Les personnages qui commencent leur histoire avec un niveau élevé d’intelligence émotionnelle sont plus susceptibles de connaître un arc plutôt plat dans le cours de l’intrigue dans lequel ils s’efforcent de rester fidèles à leurs valeurs face à la tentation.
Par contre, de nombreux personnages qui connaissent des arcs négatifs commencent et terminent leur histoire avec un faible niveau d’intelligence émotionnelle. Mais lorsqu’il s’agit pour eux de renforcer des croyances qu’ils possédaient déjà mais envers lesquelles ils avaient peut-être peu de convictions, c’est un arc dramatique positif qui développe l’intelligence émotionnelle chez celui qui suit cet arc.

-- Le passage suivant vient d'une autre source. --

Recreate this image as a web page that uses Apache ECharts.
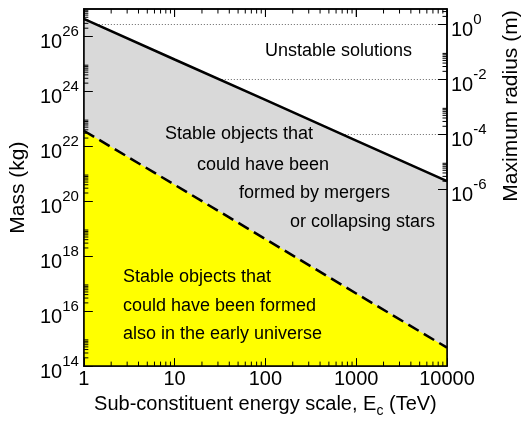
<!DOCTYPE html>
<html><head><meta charset="utf-8">
<script src="https://cdn.jsdelivr.net/npm/echarts@6/dist/echarts.min.js"></script>
<style>html,body{margin:0;padding:0;background:#fff}#c{width:522px;height:423px;background:#fff}</style>
</head><body><div id="c"></div>
<script>
// ---- data ----
const energyTeV = [1, 10, 100, 1000, 10000];
const maxStableMassKg = [4.4e26, 1.45e25, 4.9e23, 1.62e22, 5.4e20];
const earlyUniverseMassKg = [3.7e22, 4.0e20, 4.2e18, 4.4e16, 4.7e14];
const energyTicks = [1, 10, 100, 1000, 10000];
const massTicks = [1e14, 1e16, 1e18, 1e20, 1e22, 1e24, 1e26];
const radiusTicks = [1, 1e-2, 1e-4, 1e-6];
const energyRange = [1, 10000];
const massRange = [1e14, 1e27];
const radiusRange = [3.72e-13, 3.72];
const minorMults = [2, 3, 4, 5, 6, 7, 8, 9];

const FONT = "'Liberation Sans', Arial, Helvetica, sans-serif";
const energyMinor = [];
[1, 10, 100, 1000].forEach(b => minorMults.forEach(m => energyMinor.push(b * m)));
const massMinor = [];
massTicks.forEach(b => minorMults.forEach(m => { if (b * m <= massRange[1]) massMinor.push(b * m); }));
const radiusMinor = [];
radiusTicks.forEach(b => minorMults.forEach(m => { if (b * m <= radiusRange[1]) radiusMinor.push(b * m); }));
const energyInner = energyTicks.slice(1, -1);

const powRich = {
  b: { fontSize: 20, lineHeight: 28, verticalAlign: 'bottom', fontFamily: FONT, color: '#000' },
  s: { fontSize: 15, verticalAlign: 'top', fontFamily: FONT, color: '#000' }
};
const powFmt = v => '{b|10}{s|' + Math.round(Math.log10(v)) + '}';

// tick marks drawn through the axes' own scales (api.coord)
function tickSeries(yAxisIndex, points, dx, dy) {
  return {
    type: 'custom', xAxisIndex: 0, yAxisIndex: yAxisIndex, z: 5,
    data: points,
    renderItem: function (params, api) {
      const p = api.coord([api.value(0), api.value(1)]);
      return { type: 'line', shape: { x1: p[0], y1: p[1], x2: p[0] + dx, y2: p[1] + dy }, style: { stroke: '#000', lineWidth: 1 } };
    }
  };
}

const chart = echarts.init(document.getElementById('c'), null, { renderer: 'canvas' });
chart.setOption({
  animation: false,
  grid: { left: 82, right: 75, top: 9, bottom: 48, show: true, borderColor: '#000', borderWidth: 1.5 },
  xAxis: [
    {
      type: 'log', logBase: 10, min: energyRange[0], max: energyRange[1], position: 'bottom', z: 10,
      axisLine: { show: true, lineStyle: { color: '#000', width: 1.5 } },
      axisTick: { show: true, inside: true, length: 8, customValues: energyTicks, lineStyle: { color: '#000', width: 1 } },
      axisLabel: { customValues: energyTicks, margin: 3, fontSize: 20, color: '#000', fontFamily: FONT, formatter: v => String(Math.round(v)) },
      splitLine: { show: false },
      name: '{t|Sub-constituent energy scale, E}{c|c}{t| (TeV)}',
      nameLocation: 'middle', nameGap: 23,
      nameTextStyle: {
        rich: {
          t: { fontSize: 20, lineHeight: 24, verticalAlign: 'top', fontFamily: FONT, color: '#000' },
          c: { fontSize: 14, verticalAlign: 'bottom', fontFamily: FONT, color: '#000' }
        }
      }
    },
    {
      type: 'log', logBase: 10, min: energyRange[0], max: energyRange[1], position: 'top', z: 10,
      axisLine: { show: true, lineStyle: { color: '#000', width: 1.5 } },
      axisTick: { show: true, inside: true, length: 8, lineStyle: { color: '#000', width: 1 } },
      axisLabel: { show: true, inside: true, formatter: () => '' },
      splitLine: { show: false }
    }
  ],
  yAxis: [
    {
      type: 'log', logBase: 10, min: massRange[0], max: massRange[1], position: 'left', z: 10,
      axisLine: { show: true, lineStyle: { color: '#000', width: 1.5 } },
      axisTick: { show: true, inside: true, length: 9, customValues: massTicks, lineStyle: { color: '#000', width: 1 } },
      axisLabel: { customValues: massTicks, margin: 5, padding: [4, 0, 0, 0], formatter: powFmt, rich: powRich },
      splitLine: { show: false },
      name: 'Mass (kg)', nameLocation: 'middle', nameGap: 52,
      nameTextStyle: { fontSize: 21, fontFamily: FONT, color: '#000' }
    },
    {
      type: 'log', logBase: 10, min: radiusRange[0], max: radiusRange[1], position: 'right', z: 10,
      axisLine: { show: true, lineStyle: { color: '#000', width: 1.5 } },
      axisTick: { show: true, inside: true, length: 9, customValues: radiusTicks, lineStyle: { color: '#000', width: 1 } },
      axisLabel: { customValues: radiusTicks, margin: 4, padding: [4, 0, 0, 0], formatter: powFmt, rich: powRich },
      splitLine: { show: false }
    },
    {
      // dotted guide lines at the radius decades, drawn beneath the shaded regions
      type: 'log', logBase: 10, min: radiusRange[0], max: radiusRange[1], position: 'right', z: 0,
      axisLine: { show: false },
      axisTick: { show: false, customValues: radiusTicks },
      axisLabel: { show: false },
      splitLine: { show: true, lineStyle: { color: '#666', width: 1, type: [1, 2] } }
    }
  ],
  series: [
    {
      type: 'line', xAxisIndex: 0, yAxisIndex: 0,
      data: energyTeV.map((e, i) => [e, maxStableMassKg[i]]),
      showSymbol: false,
      lineStyle: { color: '#000', width: 2.5 },
      areaStyle: { color: '#d9d9d9', opacity: 1, origin: 'start' },
      z: 2
    },
    {
      type: 'line', xAxisIndex: 0, yAxisIndex: 0,
      data: energyTeV.map((e, i) => [e, earlyUniverseMassKg[i]]),
      showSymbol: false,
      lineStyle: { color: '#000', width: 2.5, type: [12, 6] },
      areaStyle: { color: '#ffff00', opacity: 1, origin: 'start' },
      z: 3
    },
    tickSeries(0, energyMinor.map(v => [v, massRange[0]]), 0, -4.5),
    tickSeries(0, energyMinor.map(v => [v, massRange[1]]), 0, 4.5),
    tickSeries(0, energyInner.map(v => [v, massRange[1]]), 0, 8),
    tickSeries(0, massMinor.map(v => [energyRange[0], v]), 4.5, 0),
    tickSeries(1, radiusMinor.map(v => [energyRange[1], v]), -4.5, 0)
  ]
});

const txt = (s, x, y, size, extra) => Object.assign({ type: 'text', x: x, y: y, z: 60, silent: true,
  style: { text: s, font: size + 'px ' + FONT, fill: '#000', align: 'left', verticalAlign: 'middle' } }, extra || {});
const texts = [
  txt('Maximum radius (m)', 511, 106, 21, { rotation: Math.PI / 2 }),
  txt('Unstable solutions', 265, 51, 18),
  txt('Stable objects that', 165, 134, 18),
  txt('could have been', 197, 165, 18),
  txt('formed by mergers', 239, 193, 18),
  txt('or collapsing stars', 290, 222, 18),
  txt('Stable objects that', 123, 277, 18),
  txt('could have been formed', 123, 306, 18),
  txt('also in the early universe', 123, 334, 18)
];
texts[0].style.align = 'center';
chart.setOption({ graphic: texts });
</script></body></html>
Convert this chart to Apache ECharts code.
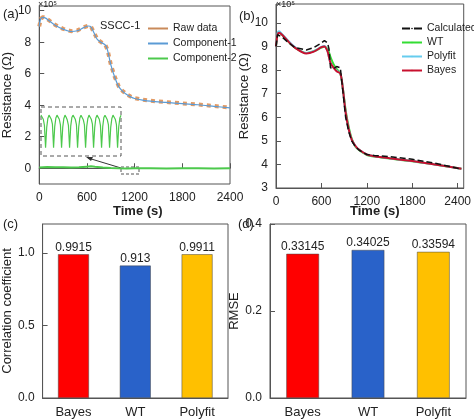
<!DOCTYPE html><html><head><meta charset="utf-8">
<script src="https://cdn.jsdelivr.net/npm/echarts@6/dist/echarts.min.js"></script>
<style>html,body{margin:0;padding:0;background:#fff}#c{width:474px;height:419px}</style></head><body><div id="c"></div>
<script>
const tA=[0,20,50,80,120,200,300,400,480,560,620,650,690,730,780,830,860,900,950,1000,1050,1100,1150,1200,1300,1400,1600,1800,2000,2200,2400];
const raw=[9.0,9.5,9.6,9.55,9.4,9.1,8.85,8.7,8.75,8.95,9.05,9.0,8.6,8.2,8.0,7.85,7.5,6.6,5.8,5.2,4.9,4.7,4.55,4.45,4.35,4.28,4.2,4.12,4.05,3.95,3.85];
const comp1=[9.0,9.5,9.58,9.53,9.38,9.08,8.83,8.68,8.73,8.93,9.03,8.98,8.58,8.18,7.98,7.83,7.48,6.58,5.78,5.18,4.88,4.68,4.53,4.43,4.33,4.26,4.18,4.1,4.03,3.93,3.83];
const tC=[0,100,200,300,400,500,600,650,700,800,900,1000,1100,1200,1400,1600,1800,2000,2200,2400];
const comp2=[0.05,0.08,0.06,0.07,0.05,0.06,0.1,0.12,0.09,0.05,0.02,0.0,-0.01,0.0,0.0,-0.01,0.0,0.0,-0.01,0.0];
const inset=[1,0.95,0.9,0.75,0.2,0.7,0.92,1,0.97,0.9,0.78,0.2,0.72,0.93,1,0.96,0.9,0.76,0.2,0.7,0.92,1,0.95,0.88,0.75,0.2,0.73,0.94,1,0.97,0.9,0.77,0.2,0.71,0.93,1,0.96,0.89,0.76,0.2,0.72,0.92,1,0.95,0.9,0.78,0.2,0.7,0.93,1,0.96,0.9,0.75,0.2,0.72,0.94,1,0.97,0.89,0.76,0.2,0.7,0.92,1,0.95,0.9,0.77,0.2,0.71,0.93,1];
const tB=[0,20,40,80,150,250,400,500,600,640,680,700,720,760,800,850,880,920,960,1000,1050,1100,1200,1300,1500,1800,2100,2450];
const calc=[9.0,9.5,9.55,9.4,9.2,8.95,8.85,8.95,9.15,9.25,9.15,8.9,8.1,8.05,8.15,8.1,7.2,6.0,5.4,5.0,4.75,4.6,4.42,4.38,4.33,4.22,4.05,3.8];
const wt=[9.0,9.5,9.6,9.5,9.25,8.95,8.72,8.8,8.95,9.0,8.9,8.75,8.55,8.25,8.05,7.85,7.3,6.3,5.6,5.1,4.75,4.6,4.4,4.33,4.25,4.13,4.0,3.82];
const poly=[9.0,9.55,9.65,9.52,9.28,8.97,8.72,8.8,8.98,9.02,8.8,8.55,8.3,8.1,7.98,7.85,7.3,6.2,5.5,5.05,4.78,4.62,4.42,4.35,4.26,4.14,4.0,3.82];
const bayes=[9.0,9.5,9.58,9.5,9.25,8.95,8.7,8.78,8.97,9.0,8.8,8.55,8.3,8.1,7.95,7.85,7.3,6.2,5.5,5.05,4.78,4.62,4.42,4.35,4.26,4.14,4.0,3.82];
const methods=['Bayes','WT','Polyfit'];
const corr=[0.9915,0.913,0.9911];
const rmse=[0.33145,0.34025,0.33594];
const barColors=['#FF0000','#2962C9','#FFC000'];
const pair=(xs,ys)=>xs.map((x,i)=>[x,ys[i]]);
const F='Arial, Liberation Sans, sans-serif';
const lab=(o)=>Object.assign({color:'#222',fontSize:12,fontFamily:F},o||{});
const ax={axisLine:{show:true,lineStyle:{color:'#555'}},axisTick:{show:true,inside:true,lineStyle:{color:'#555'}},splitLine:{show:false},axisLabel:lab()};
const nm={fontSize:13,fontFamily:F,color:'#222'};
const grids=[
 {left:37,right:244,top:6,bottom:235,show:true,borderColor:'#555'},
 {left:276,right:8,top:4,bottom:231,show:true,borderColor:'#555'},
 {left:37,right:246,top:224,bottom:20,show:true,borderColor:'#555'},
 {left:270,right:8,top:224,bottom:20,show:true,borderColor:'#555'},
 {left:41,top:107,width:80,height:49}
];
const xT=[0,600,1200,1800,2400];
const chart=echarts.init(document.getElementById('c'));
chart.setOption({animation:false,
 grid:grids,
 title:[{text:'Time (s)',left:108,top:200,textStyle:{fontSize:13,fontWeight:'bold',fontFamily:F,color:'#222'}},
 {text:'Time (s)',left:345,top:200,textStyle:{fontSize:13,fontWeight:'bold',fontFamily:F,color:'#222'}}],
 xAxis:[
  Object.assign({},ax,{gridIndex:0,type:'value',min:0,max:2400,interval:600,axisLabel:lab({formatter:v=>String(v)})}),
  Object.assign({},ax,{gridIndex:1,type:'value',min:0,max:2480,interval:600,axisLabel:lab({customValues:xT,formatter:v=>String(v)}),axisTick:{show:true,inside:true,customValues:xT}}),
  Object.assign({},ax,{gridIndex:2,type:'category',data:methods,axisTick:{show:false},axisLabel:lab({fontSize:13})}),
  Object.assign({},ax,{gridIndex:3,type:'category',data:methods,axisTick:{show:false},axisLabel:lab({fontSize:13})}),
  {gridIndex:4,type:'category',show:false,boundaryGap:false,data:inset.map((v,i)=>i)}
 ],
 yAxis:[
  Object.assign({},ax,{gridIndex:0,type:'value',min:-1,max:10.3,interval:2,axisLabel:lab({customValues:[0,2,4,6,8,10]}),axisTick:{show:true,inside:true,customValues:[0,2,4,6,8,10]},name:'Resistance (Ω)',nameLocation:'middle',nameGap:22,nameTextStyle:nm}),
  Object.assign({},ax,{gridIndex:1,type:'value',min:3,max:10.8,interval:1,axisLabel:lab({customValues:[3,4,5,6,7,8,9,10]}),axisTick:{show:true,inside:true,customValues:[3,4,5,6,7,8,9,10]},name:'Resistance (Ω)',nameLocation:'middle',nameGap:22,nameTextStyle:nm}),
  Object.assign({},ax,{gridIndex:2,type:'value',min:0,max:1.2,interval:0.5,axisLabel:lab({customValues:[0,0.5,1],formatter:v=>v.toFixed(1)}),axisTick:{show:true,inside:true,customValues:[0,0.5,1]},name:'Correlation coefficient',nameLocation:'middle',nameGap:25,nameTextStyle:nm}),
  Object.assign({},ax,{gridIndex:3,type:'value',min:0,max:0.4,interval:0.2,axisLabel:lab({formatter:v=>v.toFixed(1)}),name:'RMSE',nameLocation:'middle',nameGap:25,nameTextStyle:nm}),
  {gridIndex:4,type:'value',show:false,min:0,max:1.2}
 ],
 legend:[
  {data:['Raw data','Component-1','Component-2'],orient:'vertical',left:143,top:18,itemWidth:20,itemHeight:2,itemGap:4,icon:'rect',textStyle:{fontSize:10.5,fontFamily:F,color:'#222'}},
  {data:['Calculated','WT','Polyfit','Bayes'],orient:'vertical',left:396,top:18,itemWidth:20,itemHeight:2,itemGap:3,textStyle:{fontSize:10.5,fontFamily:F,color:'#222'}}
 ],
 graphic:[
  {type:'text',left:3,top:8,style:{text:'(a)',fontSize:13,fontFamily:F,fill:'#222'}},
  {type:'text',left:239,top:10,style:{text:'(b)',fontSize:13,fontFamily:F,fill:'#222'}},
  {type:'text',left:3,top:218,style:{text:'(c)',fontSize:13,fontFamily:F,fill:'#222'}},
  {type:'text',left:238,top:218,style:{text:'(d)',fontSize:13,fontFamily:F,fill:'#222'}},
  {type:'text',left:38,top:0,style:{text:'×10⁵',fontSize:9,fontFamily:F,fill:'#222'}},
  {type:'text',left:276,top:0,style:{text:'×10⁵',fontSize:9,fontFamily:F,fill:'#222'}},
  {type:'text',left:100,top:20,style:{text:'SSCC-1',fontSize:11,fontFamily:F,fill:'#222'}},
  {type:'rect',shape:{x:41,y:107,width:80,height:49},style:{fill:'none',stroke:'#555',lineDash:[4,3]}},
  {type:'rect',shape:{x:121,y:167,width:18,height:7},style:{fill:'none',stroke:'#555',lineDash:[3,2]}},
  {type:'line',shape:{x1:121,y1:168,x2:88,y2:158},style:{stroke:'#333'}},
  {type:'polygon',shape:{points:[[86,157],[93,157],[91,161]]},style:{fill:'#333'}}
 ],
 series:[
  {name:'Raw data',type:'line',xAxisIndex:0,yAxisIndex:0,data:pair(tA,raw),symbol:'none',lineStyle:{color:'#E39A63',width:4,type:'dotted'},itemStyle:{color:'#C98A5A'}},
  {name:'Component-1',type:'line',xAxisIndex:0,yAxisIndex:0,data:pair(tA,comp1),symbol:'none',smooth:0.3,lineStyle:{color:'#5B9BD5',width:1.2},itemStyle:{color:'#5B9BD5'}},
  {name:'Component-2',type:'line',xAxisIndex:0,yAxisIndex:0,data:pair(tC,comp2),symbol:'none',lineStyle:{color:'#4CC94C',width:2},itemStyle:{color:'#4CC94C'}},
  {type:'line',xAxisIndex:4,yAxisIndex:4,data:inset,symbol:'none',lineStyle:{color:'#4CC94C',width:1.2}},
  {name:'Calculated',type:'line',xAxisIndex:1,yAxisIndex:1,data:pair(tB,calc),symbol:'none',lineStyle:{color:'#111',width:1.5,type:'dashed'},itemStyle:{color:'#111'},z:5},
  {name:'WT',type:'line',xAxisIndex:1,yAxisIndex:1,data:pair(tB,wt),symbol:'none',smooth:0.3,lineStyle:{color:'#33DD33',width:2},itemStyle:{color:'#33DD33'}},
  {name:'Polyfit',type:'line',xAxisIndex:1,yAxisIndex:1,data:pair(tB,poly),symbol:'none',smooth:0.3,lineStyle:{color:'#66CCEE',width:2},itemStyle:{color:'#66CCEE'}},
  {name:'Bayes',type:'line',xAxisIndex:1,yAxisIndex:1,data:pair(tB,bayes),symbol:'none',smooth:0.3,lineStyle:{color:'#C8102E',width:2},itemStyle:{color:'#C8102E'}},
  {type:'bar',xAxisIndex:2,yAxisIndex:2,barWidth:'50%',data:corr.map((v,i)=>({value:v,itemStyle:{color:barColors[i],borderColor:'#444',borderWidth:0.5}})),label:{show:true,position:'top',distance:1,fontSize:12,fontFamily:F,color:'#222',formatter:p=>String(p.value)}},
  {type:'bar',xAxisIndex:3,yAxisIndex:3,barWidth:'50%',data:rmse.map((v,i)=>({value:v,itemStyle:{color:barColors[i],borderColor:'#444',borderWidth:0.5}})),label:{show:true,position:'top',distance:1,fontSize:12,fontFamily:F,color:'#222',formatter:p=>String(p.value)}}
 ]
});
</script></body></html>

Ne négligez pas l’arc dramatique de vos personnages ainsi que l’évolution de la relation entre le personnage principal et un autre (la théorie et pratique narrative Dramatica qualifie cet autre de Influence Character).
Cet autre est effectivement un personnage qui a un impact quel qu’il soit sur le héros de votre récit. Ainsi, un allié peut avoir davantage d’influence sur le personnage principal que d’autres alliés. Certes, l’antagoniste ou la force antagoniste peut être tout aussi efficace à inciter le changement chez le personnage principal.

La relation qui unit ces deux êtres (personnage principal & Influence Character) est essentiellement subjective et concerne ainsi tout à fait le domaine des émotions. Ce qui rend ces personnages encore plus complexes.

Une grande partie de ce qui rend un personnage réel et crédible réside dans sa complexité émotionnelle. Nous sommes par notre nature humaine même terriblement compliqués, et vos personnages doivent l’être aussi.

En tant que rédacteur, vous n’avez qu’un contrôle très limité sur le degré de rapprochement des lecteurs avec votre histoire. Mais en vous efforçant de développer des personnages complexes sur le plan émotionnel, vous créerez une distribution de personnages qui prendra véritablement vie sur vos pages.

Et ce faisant, vous préparerez le terrain pour que les lecteurs et les lectrices les plus à mêmes d’apprécier un récit tel que le vôtre s’attachent à cette histoire à un niveau profondément personnel.